Holding — Melancon, J.
- The United States District Court for the Western District of Louisiana held that Aflac's denial of benefits was justified and that the plaintiffs' claims were preempted by ERISA.
Rule
- ERISA preempts state law claims related to employee benefit plans, and insurance policy interpretations must align with the plain meaning of the plan language.
Reasoning
- The United States District Court for the Western District of Louisiana reasoned that Aflac correctly interpreted the policy's intoxication exclusion, determining that Pierret was participating in an activity when he crossed the street and ran into the vehicle.
- The court found that the intoxication exclusion applied because Pierret was under the influence at the time of the accident.
- Furthermore, the court concluded that ERISA preempted the state law claims because the plaintiffs' allegations directly related to the employee benefit plan and its administration.
- Since Aflac had the authority to interpret the policy and there was no evidence of abuse of discretion in its decision-making process, the court ruled in favor of Aflac.

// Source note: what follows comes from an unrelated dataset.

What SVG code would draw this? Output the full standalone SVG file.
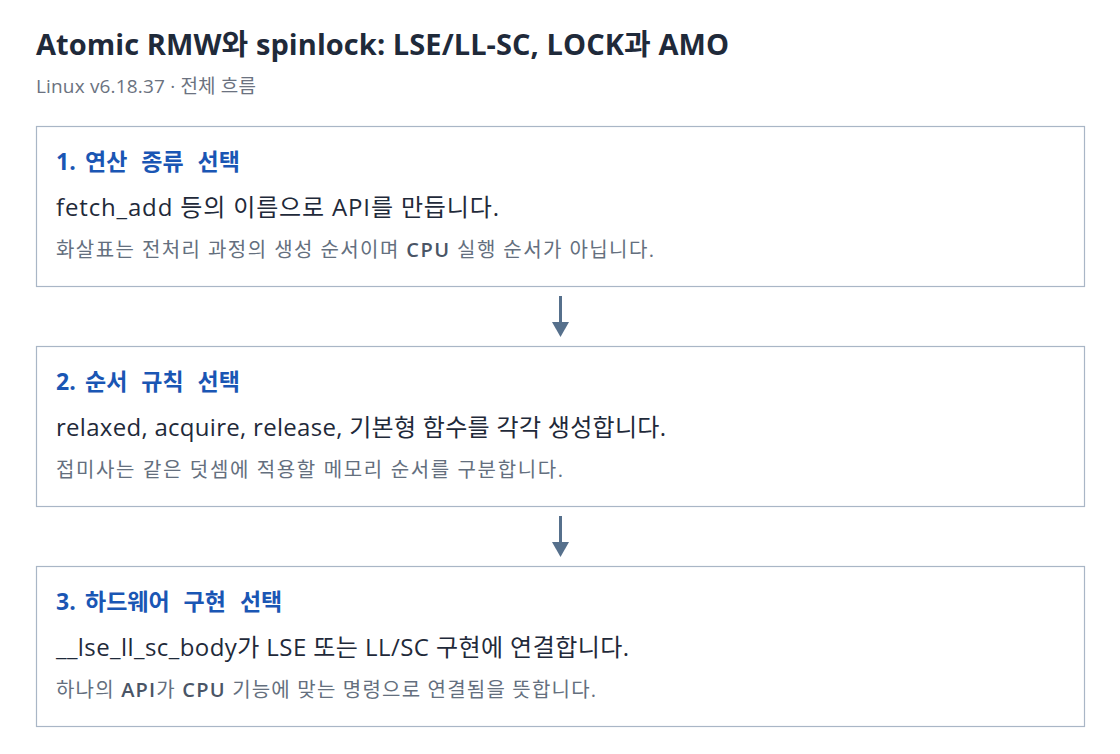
<svg xmlns="http://www.w3.org/2000/svg" width="1120" height="754" viewBox="0 0 1120 754">
<defs>
<style>
text{font-family:"Open Sans","Noto Sans CJK KR",sans-serif}
.title{font-size:29px;font-weight:700;fill:#1f2a3a}
.sub{font-size:19px;fill:#6b7280}
.box{fill:#ffffff;stroke:#a9b6c6;stroke-width:1.2}
.h{font-size:23px;font-weight:700;fill:#1a56b4}
.hw{word-spacing:8px}
.b{font-size:24px;fill:#1f2a3a}
.n{font-size:20px;fill:#646f7e}
.lat{font-weight:600;fill:#4a5566}
.conn{stroke:#56708c;stroke-width:3;fill:none}
</style>
<marker id="ah" viewBox="0 0 15 17" refX="0" refY="8.5" markerWidth="15" markerHeight="17" markerUnits="userSpaceOnUse" orient="auto">
<path d="M0,0 L15,8.5 L0,17 Z" fill="#56708c"/>
</marker>
</defs>
<rect width="1120" height="754" fill="#ffffff"/>
<text class="title" x="36" y="55" textLength="693" lengthAdjust="spacing">Atomic RMW와 spinlock: LSE/LL-SC, LOCK과 AMO</text>
<text class="sub" x="36" y="93" textLength="220" lengthAdjust="spacing">Linux v6.18.37 · 전체 흐름</text>
<g id="node1">
<rect class="box" x="36.5" y="126.5" width="1048" height="160"/>
<text class="h" x="56" y="170">1.<tspan class="hw" x="85">연산 종류 선택</tspan></text>
<text class="b" x="56" y="216" textLength="443" lengthAdjust="spacing">fetch_add 등의 이름으로 API를 만듭니다.</text>
<text class="n" x="56" y="257" textLength="598" lengthAdjust="spacing">화살표는 전처리 과정의 생성 순서이며 <tspan class="lat">CPU</tspan> 실행 순서가 아닙니다.</text>
</g>
<g id="node2">
<rect class="box" x="36.5" y="346.5" width="1048" height="160"/>
<text class="h" x="56" y="390">2.<tspan class="hw" x="85">순서 규칙 선택</tspan></text>
<text class="b" x="56" y="436" textLength="610" lengthAdjust="spacing">relaxed, acquire, release, 기본형 함수를 각각 생성합니다.</text>
<text class="n" x="56" y="477" textLength="507" lengthAdjust="spacing">접미사는 같은 덧셈에 적용할 메모리 순서를 구분합니다.</text>
</g>
<g id="node3">
<rect class="box" x="36.5" y="566.5" width="1048" height="160"/>
<text class="h" x="56" y="610">3.<tspan class="hw" x="85">하드웨어 구현 선택</tspan></text>
<text class="b" x="56" y="656" textLength="573" lengthAdjust="spacing">__lse_ll_sc_body가 LSE 또는 LL/SC 구현에 연결합니다.</text>
<text class="n" x="56" y="697" textLength="540" lengthAdjust="spacing">하나의 <tspan class="lat">API</tspan>가 <tspan class="lat">CPU</tspan> 기능에 맞는 명령으로 연결됨을 뜻합니다.</text>
</g>
<g id="connectors">
<line class="conn" x1="560.5" y1="296" x2="560.5" y2="322" marker-end="url(#ah)"/>
<line class="conn" x1="560.5" y1="516" x2="560.5" y2="542" marker-end="url(#ah)"/>
</g>
</svg>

Deep Dive: How the Court Reached Its Decision
Interpretation of the Intoxication Exclusion
The court's reasoning centered on the interpretation of the policy's intoxication exclusion. Aflac argued that Pierret was "participating in any activity or event" when he crossed the street, which constituted a legally justified application of the intoxication exclusion. The court agreed, noting that Pierret's actions of walking with friends and running into traffic clearly fell within the ordinary meaning of "participating." Aflac supported its position by referencing dictionary definitions that defined "participating" as taking part in an activity, and cited case law where similar actions were deemed activities under intoxication exclusions. The court highlighted that the plaintiffs' argument hinged on a misinterpretation of the terms "activity" and "event," suggesting that these terms should only be connected to high-risk activities outlined in the policy. However, the court maintained that the act of crossing a busy street while intoxicated was inherently a high-risk activity, reinforcing Aflac's interpretation of the policy. Thus, the court concluded that Aflac's decision to deny benefits based on the intoxication exclusion was legally correct.

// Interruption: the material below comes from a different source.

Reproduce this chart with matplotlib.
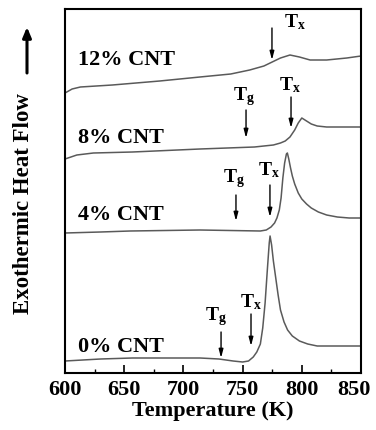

ERISA Preemption of State Law Claims
The court also addressed the issue of whether the plaintiffs' state law claims were preempted by ERISA. It found that ERISA preempts all state laws that relate to employee benefit plans, which was applicable in this case since the plaintiffs sought benefits related to an ERISA-governed insurance policy. The court clarified that the nature of the plaintiffs' claims directly affected the relationship between traditional ERISA entities—the employer, the plan, and its fiduciaries, as well as the participants and beneficiaries. The court pointed out that the statutory language of ERISA explicitly states that it preempts any state law claims that relate to employer benefit plans, thus affirming the applicability of ERISA in this situation. Because the plaintiffs' allegations and the relief sought were intertwined with the administration of the employee benefit plan, the court ruled that the claims were indeed preempted by ERISA. This determination significantly limited the scope of the plaintiffs' legal recourse under state law.
Abuse of Discretion Standard
The court applied an abuse of discretion standard to Aflac's denial of benefits, given that Aflac held discretionary authority over the interpretation of the policy. In determining whether Aflac abused its discretion, the court first assessed if Aflac's interpretation of the intoxication exclusion was legally correct. It concluded that the interpretation was consistent with the plain meaning of the policy language and did not contravene any established legal standards. The court also noted that the absence of evidence suggesting Aflac acted under a conflict of interest further supported the validity of its decision. Consequently, since the initial interpretation was found to be legally correct, the court did not need to evaluate further factors that might arise from a potential conflict of interest. As a result, the court found that Aflac's denial of the claim did not constitute an abuse of discretion.
Conclusion of the Court
In conclusion, the court ruled in favor of Aflac, granting its motion for summary judgment and denying the plaintiffs' motion. The ruling was based on the court's findings that Aflac's interpretation of the intoxication exclusion was legally sound and that the plaintiffs' claims were preempted by ERISA. The court emphasized that the actions of Pierret at the time of his death fell under the applicable exclusion, thereby justifying Aflac's denial of benefits. Furthermore, the court reinforced the principle that the interpretation of insurance policies must align with their plain language and ordinary meaning, which Aflac successfully demonstrated in this case. Ultimately, the court's decision underscored the significant impact of ERISA on state law claims regarding employee benefit plans.